**SUPPLIED MATERIAL**
* * *

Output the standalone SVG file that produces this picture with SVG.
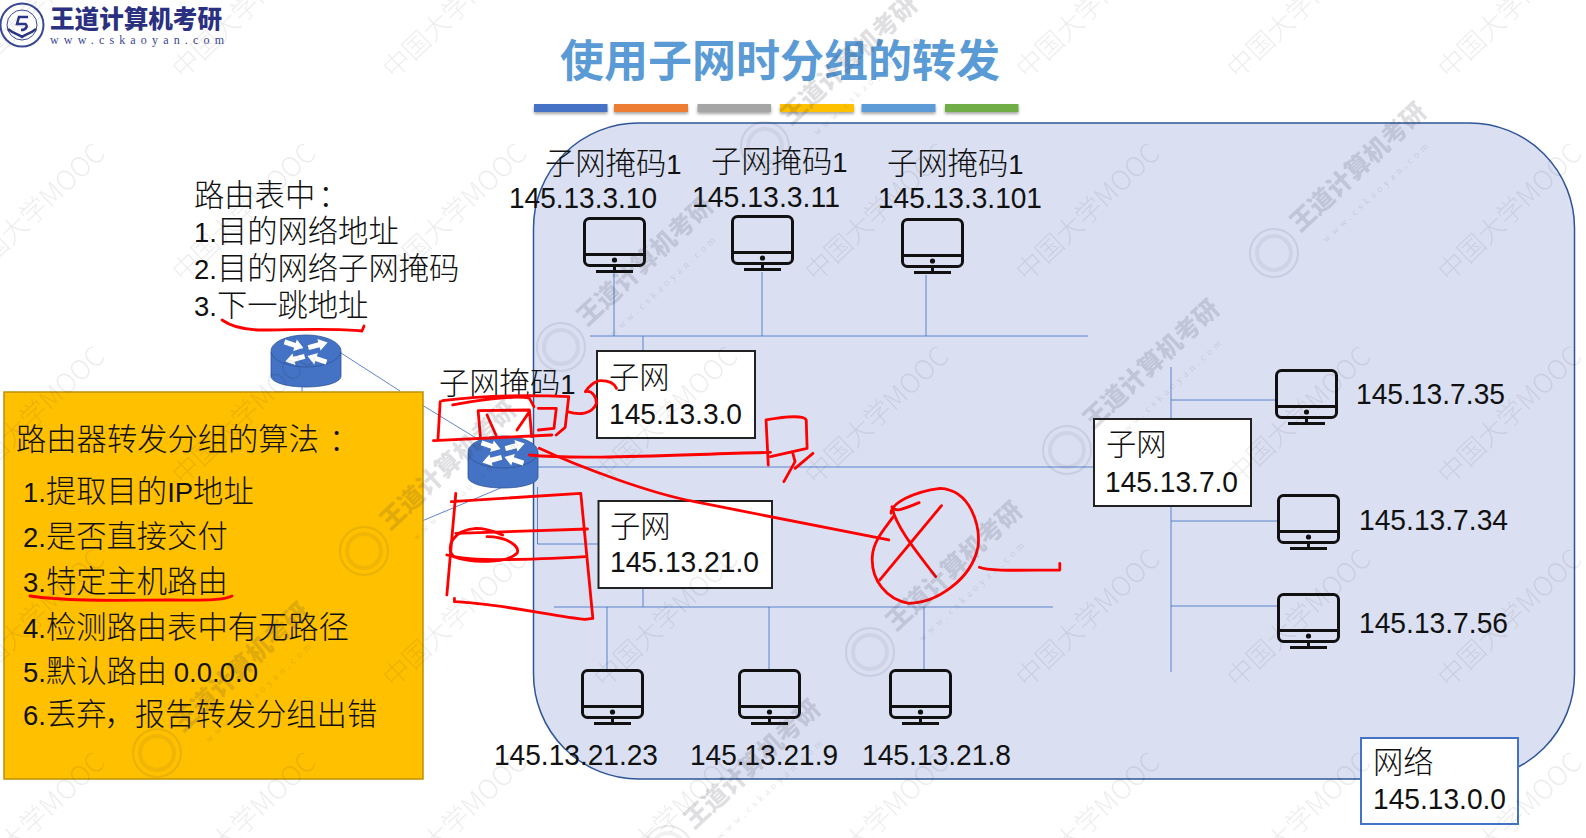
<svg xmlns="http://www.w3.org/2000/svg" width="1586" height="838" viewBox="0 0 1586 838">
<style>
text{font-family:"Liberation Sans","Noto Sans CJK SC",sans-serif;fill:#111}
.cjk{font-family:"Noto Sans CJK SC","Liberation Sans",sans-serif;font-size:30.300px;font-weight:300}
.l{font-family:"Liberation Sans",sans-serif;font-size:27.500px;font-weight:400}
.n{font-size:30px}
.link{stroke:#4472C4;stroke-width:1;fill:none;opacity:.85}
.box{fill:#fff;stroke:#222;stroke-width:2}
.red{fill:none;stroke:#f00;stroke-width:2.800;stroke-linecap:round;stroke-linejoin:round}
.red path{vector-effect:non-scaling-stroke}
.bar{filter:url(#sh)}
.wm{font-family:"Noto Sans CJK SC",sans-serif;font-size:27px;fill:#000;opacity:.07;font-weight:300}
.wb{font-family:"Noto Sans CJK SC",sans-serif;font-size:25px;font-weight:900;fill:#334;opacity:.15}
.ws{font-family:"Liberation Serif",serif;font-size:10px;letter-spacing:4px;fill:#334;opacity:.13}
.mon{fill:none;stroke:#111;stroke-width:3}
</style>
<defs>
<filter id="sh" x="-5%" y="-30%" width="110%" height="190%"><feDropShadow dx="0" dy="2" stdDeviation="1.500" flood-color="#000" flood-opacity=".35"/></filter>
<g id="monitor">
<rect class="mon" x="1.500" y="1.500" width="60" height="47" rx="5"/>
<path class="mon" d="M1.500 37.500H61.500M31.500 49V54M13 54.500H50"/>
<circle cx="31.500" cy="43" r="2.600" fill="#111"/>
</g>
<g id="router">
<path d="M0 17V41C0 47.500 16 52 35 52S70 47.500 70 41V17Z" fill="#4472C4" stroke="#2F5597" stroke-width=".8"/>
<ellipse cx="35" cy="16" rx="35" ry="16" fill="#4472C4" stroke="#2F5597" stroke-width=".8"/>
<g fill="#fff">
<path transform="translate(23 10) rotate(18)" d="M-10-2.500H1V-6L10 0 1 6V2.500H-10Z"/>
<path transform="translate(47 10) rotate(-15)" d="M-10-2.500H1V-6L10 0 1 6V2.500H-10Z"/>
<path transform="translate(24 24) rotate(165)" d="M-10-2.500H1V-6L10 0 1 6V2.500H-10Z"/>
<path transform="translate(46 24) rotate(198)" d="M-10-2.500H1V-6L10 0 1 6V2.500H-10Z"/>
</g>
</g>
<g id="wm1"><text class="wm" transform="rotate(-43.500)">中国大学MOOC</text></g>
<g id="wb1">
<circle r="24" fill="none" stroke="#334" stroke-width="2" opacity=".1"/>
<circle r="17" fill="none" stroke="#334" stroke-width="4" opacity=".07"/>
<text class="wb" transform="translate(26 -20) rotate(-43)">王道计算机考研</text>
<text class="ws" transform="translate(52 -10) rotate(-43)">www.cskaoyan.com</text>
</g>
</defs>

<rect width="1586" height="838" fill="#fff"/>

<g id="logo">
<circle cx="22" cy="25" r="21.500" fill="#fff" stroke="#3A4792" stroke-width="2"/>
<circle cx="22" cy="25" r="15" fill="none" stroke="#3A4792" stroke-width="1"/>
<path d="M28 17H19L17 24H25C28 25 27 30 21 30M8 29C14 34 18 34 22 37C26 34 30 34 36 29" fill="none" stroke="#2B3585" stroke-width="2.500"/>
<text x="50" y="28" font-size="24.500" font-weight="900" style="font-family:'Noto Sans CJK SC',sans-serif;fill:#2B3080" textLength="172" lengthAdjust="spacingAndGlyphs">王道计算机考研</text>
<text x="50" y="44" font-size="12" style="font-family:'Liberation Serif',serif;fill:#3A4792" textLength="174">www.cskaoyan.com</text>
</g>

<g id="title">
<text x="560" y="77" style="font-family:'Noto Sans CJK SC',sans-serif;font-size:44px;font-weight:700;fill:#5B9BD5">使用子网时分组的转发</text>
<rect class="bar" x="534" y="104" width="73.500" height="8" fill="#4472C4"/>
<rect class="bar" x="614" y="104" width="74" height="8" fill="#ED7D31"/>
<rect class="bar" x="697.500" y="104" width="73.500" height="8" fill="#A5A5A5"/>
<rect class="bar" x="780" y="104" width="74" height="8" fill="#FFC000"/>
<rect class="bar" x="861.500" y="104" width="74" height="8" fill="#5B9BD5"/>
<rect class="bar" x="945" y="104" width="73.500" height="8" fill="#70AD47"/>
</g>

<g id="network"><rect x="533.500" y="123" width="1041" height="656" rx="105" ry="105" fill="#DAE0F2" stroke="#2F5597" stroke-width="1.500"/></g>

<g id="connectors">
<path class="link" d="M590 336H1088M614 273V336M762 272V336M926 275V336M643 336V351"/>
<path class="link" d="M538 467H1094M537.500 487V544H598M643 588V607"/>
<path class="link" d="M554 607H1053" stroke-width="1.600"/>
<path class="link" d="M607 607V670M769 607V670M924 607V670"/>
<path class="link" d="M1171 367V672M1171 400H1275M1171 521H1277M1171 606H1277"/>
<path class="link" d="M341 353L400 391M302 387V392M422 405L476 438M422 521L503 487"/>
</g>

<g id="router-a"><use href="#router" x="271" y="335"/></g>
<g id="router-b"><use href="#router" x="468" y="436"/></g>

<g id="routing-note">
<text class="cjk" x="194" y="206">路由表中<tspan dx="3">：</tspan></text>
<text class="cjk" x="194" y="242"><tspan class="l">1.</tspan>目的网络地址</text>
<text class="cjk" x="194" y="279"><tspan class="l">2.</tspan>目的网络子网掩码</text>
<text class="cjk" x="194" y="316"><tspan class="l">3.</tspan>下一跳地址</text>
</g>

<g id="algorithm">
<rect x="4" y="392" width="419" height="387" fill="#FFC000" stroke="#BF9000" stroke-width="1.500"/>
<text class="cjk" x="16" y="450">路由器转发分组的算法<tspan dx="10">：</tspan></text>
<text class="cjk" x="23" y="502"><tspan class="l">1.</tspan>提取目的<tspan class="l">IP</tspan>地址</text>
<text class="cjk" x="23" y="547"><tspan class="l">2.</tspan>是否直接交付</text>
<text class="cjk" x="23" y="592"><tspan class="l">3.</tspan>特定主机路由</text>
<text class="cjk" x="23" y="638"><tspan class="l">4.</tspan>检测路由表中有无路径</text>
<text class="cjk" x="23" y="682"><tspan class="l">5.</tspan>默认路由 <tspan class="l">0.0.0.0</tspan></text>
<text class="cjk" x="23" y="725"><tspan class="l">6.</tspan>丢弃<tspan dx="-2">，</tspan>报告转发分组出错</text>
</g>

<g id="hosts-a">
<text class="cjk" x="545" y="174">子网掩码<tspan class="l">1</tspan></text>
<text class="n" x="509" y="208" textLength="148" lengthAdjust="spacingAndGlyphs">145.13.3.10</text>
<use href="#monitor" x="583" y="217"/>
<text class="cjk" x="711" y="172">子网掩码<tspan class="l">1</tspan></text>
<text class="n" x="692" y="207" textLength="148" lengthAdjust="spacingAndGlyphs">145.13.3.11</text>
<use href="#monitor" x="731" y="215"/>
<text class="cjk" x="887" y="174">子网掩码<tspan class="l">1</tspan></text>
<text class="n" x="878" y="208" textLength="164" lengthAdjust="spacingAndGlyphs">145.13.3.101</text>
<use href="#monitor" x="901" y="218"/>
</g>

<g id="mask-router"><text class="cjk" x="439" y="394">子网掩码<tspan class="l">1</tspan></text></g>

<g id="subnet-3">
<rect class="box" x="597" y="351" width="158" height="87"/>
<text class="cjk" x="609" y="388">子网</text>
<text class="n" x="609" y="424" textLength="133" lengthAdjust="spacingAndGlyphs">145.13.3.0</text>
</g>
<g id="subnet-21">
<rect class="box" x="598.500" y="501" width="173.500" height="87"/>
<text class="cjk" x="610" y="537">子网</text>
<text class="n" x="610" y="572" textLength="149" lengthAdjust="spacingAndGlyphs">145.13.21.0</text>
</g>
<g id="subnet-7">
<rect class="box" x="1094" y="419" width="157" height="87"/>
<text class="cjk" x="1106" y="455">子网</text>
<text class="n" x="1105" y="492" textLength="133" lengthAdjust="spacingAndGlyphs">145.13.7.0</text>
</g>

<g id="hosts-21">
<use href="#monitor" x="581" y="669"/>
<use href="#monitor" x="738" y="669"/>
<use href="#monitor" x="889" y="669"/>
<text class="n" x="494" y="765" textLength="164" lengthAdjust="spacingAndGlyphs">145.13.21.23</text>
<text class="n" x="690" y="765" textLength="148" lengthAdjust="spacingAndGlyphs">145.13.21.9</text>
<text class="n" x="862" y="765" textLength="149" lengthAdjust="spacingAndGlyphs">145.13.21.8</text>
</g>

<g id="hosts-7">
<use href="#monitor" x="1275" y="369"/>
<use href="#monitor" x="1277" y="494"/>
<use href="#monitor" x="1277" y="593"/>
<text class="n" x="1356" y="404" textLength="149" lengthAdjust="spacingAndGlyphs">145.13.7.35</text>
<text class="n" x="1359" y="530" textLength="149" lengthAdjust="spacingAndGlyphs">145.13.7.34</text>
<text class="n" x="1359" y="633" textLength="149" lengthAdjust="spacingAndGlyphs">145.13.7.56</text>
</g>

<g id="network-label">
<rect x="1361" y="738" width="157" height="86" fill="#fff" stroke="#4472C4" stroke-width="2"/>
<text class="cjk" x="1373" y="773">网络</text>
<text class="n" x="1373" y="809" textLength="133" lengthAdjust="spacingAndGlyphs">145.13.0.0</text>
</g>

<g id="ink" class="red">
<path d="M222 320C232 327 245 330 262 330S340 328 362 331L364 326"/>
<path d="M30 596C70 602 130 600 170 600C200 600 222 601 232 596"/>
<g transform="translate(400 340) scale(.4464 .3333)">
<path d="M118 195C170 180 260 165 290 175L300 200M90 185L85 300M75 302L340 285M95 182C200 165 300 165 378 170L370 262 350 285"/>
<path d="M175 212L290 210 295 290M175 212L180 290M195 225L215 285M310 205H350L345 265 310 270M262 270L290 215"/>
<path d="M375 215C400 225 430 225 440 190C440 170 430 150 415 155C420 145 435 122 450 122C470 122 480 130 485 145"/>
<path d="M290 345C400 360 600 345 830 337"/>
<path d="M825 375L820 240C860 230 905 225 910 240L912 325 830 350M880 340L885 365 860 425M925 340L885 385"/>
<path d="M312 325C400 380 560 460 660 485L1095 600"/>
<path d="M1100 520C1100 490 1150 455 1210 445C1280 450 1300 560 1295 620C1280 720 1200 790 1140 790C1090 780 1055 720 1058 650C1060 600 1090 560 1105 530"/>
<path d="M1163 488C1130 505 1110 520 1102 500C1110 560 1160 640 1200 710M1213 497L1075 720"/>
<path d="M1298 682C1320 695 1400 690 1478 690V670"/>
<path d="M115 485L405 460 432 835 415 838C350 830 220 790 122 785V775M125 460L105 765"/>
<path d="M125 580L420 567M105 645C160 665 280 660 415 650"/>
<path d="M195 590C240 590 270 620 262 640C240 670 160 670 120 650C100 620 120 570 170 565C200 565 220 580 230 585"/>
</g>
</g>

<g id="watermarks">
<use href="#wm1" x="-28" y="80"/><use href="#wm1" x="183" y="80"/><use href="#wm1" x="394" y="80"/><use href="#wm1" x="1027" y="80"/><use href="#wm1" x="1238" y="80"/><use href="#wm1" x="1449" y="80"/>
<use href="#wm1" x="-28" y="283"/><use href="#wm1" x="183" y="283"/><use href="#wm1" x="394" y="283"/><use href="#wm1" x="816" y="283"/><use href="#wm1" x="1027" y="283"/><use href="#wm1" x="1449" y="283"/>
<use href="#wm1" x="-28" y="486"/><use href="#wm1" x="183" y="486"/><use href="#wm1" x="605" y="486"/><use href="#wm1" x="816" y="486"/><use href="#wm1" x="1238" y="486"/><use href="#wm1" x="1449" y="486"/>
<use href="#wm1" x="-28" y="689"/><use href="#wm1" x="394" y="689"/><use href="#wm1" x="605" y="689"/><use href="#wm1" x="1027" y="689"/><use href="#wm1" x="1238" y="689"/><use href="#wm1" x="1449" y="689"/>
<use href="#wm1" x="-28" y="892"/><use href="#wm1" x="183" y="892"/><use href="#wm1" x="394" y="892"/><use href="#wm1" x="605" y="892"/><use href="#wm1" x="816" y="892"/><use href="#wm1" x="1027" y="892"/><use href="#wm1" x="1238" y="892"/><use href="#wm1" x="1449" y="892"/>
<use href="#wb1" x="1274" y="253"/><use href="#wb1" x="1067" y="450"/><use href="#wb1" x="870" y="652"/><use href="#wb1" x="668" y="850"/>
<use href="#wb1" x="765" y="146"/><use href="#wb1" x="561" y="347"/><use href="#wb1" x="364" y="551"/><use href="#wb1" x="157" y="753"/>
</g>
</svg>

* * *

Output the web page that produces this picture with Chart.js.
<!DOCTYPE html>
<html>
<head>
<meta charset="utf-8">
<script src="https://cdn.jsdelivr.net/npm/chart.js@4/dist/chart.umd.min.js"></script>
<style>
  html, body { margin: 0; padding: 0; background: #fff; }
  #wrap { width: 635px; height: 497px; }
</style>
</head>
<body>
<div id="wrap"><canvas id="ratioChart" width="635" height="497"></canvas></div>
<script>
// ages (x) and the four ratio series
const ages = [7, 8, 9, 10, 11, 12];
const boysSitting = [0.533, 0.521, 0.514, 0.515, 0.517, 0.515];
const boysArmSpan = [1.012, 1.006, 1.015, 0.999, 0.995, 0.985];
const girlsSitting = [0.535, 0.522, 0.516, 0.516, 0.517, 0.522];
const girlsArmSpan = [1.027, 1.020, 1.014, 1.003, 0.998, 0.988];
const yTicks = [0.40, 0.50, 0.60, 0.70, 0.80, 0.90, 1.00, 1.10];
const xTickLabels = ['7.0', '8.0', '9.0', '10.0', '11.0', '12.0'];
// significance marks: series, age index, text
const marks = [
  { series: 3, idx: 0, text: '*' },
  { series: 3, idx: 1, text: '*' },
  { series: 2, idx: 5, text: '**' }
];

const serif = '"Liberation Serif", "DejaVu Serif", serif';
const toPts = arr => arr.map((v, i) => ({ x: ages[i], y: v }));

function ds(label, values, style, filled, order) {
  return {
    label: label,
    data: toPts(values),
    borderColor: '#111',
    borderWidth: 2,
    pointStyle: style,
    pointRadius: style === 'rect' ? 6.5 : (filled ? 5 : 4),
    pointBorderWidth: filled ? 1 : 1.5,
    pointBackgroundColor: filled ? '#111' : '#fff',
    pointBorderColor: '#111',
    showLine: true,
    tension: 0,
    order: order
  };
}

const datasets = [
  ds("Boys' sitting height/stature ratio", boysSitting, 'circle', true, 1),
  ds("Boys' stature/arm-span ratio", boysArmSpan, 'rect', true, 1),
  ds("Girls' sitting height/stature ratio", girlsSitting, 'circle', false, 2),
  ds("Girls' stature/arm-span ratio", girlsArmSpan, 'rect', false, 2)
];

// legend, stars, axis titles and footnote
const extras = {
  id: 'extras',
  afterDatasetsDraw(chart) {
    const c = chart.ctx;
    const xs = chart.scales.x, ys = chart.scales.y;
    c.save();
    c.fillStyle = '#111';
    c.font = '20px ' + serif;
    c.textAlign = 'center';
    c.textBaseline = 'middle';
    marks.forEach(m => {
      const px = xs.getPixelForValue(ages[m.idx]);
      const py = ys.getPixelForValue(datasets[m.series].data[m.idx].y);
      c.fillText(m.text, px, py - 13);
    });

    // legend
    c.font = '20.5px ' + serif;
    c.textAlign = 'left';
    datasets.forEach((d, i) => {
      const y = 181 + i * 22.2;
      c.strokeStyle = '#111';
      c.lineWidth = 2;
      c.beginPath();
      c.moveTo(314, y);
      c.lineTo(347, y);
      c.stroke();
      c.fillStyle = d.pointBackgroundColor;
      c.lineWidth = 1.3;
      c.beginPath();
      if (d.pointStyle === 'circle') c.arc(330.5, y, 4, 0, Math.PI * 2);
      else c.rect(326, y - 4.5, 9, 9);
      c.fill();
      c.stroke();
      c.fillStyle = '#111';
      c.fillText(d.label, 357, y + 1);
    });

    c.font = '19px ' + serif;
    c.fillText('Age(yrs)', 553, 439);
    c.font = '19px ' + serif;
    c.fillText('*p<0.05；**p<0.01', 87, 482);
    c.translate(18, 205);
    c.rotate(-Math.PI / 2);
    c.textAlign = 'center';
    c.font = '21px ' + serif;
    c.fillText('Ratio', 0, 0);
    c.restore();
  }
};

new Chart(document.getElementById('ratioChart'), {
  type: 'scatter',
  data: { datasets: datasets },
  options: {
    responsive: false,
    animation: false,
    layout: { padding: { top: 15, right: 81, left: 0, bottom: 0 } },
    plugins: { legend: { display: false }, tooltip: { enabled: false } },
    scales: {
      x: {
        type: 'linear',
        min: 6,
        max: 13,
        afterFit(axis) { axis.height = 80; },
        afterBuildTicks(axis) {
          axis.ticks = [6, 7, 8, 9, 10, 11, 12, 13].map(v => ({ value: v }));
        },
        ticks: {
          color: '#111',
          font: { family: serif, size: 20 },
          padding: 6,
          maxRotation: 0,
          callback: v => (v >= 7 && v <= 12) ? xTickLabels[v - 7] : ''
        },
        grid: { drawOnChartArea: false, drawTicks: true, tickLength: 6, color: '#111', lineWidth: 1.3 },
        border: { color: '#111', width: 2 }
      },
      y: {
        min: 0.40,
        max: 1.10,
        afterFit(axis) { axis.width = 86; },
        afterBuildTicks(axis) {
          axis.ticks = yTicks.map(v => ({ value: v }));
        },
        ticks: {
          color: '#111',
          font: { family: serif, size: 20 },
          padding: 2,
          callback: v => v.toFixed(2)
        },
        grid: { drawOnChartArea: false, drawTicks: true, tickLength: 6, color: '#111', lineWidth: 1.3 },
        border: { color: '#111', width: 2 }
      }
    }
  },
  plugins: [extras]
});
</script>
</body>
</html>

* * *

Identify each line holding the string "picture", and copy it out.

Output the standalone SVG file that produces this picture with SVG.
Output the web page that produces this picture with Chart.js.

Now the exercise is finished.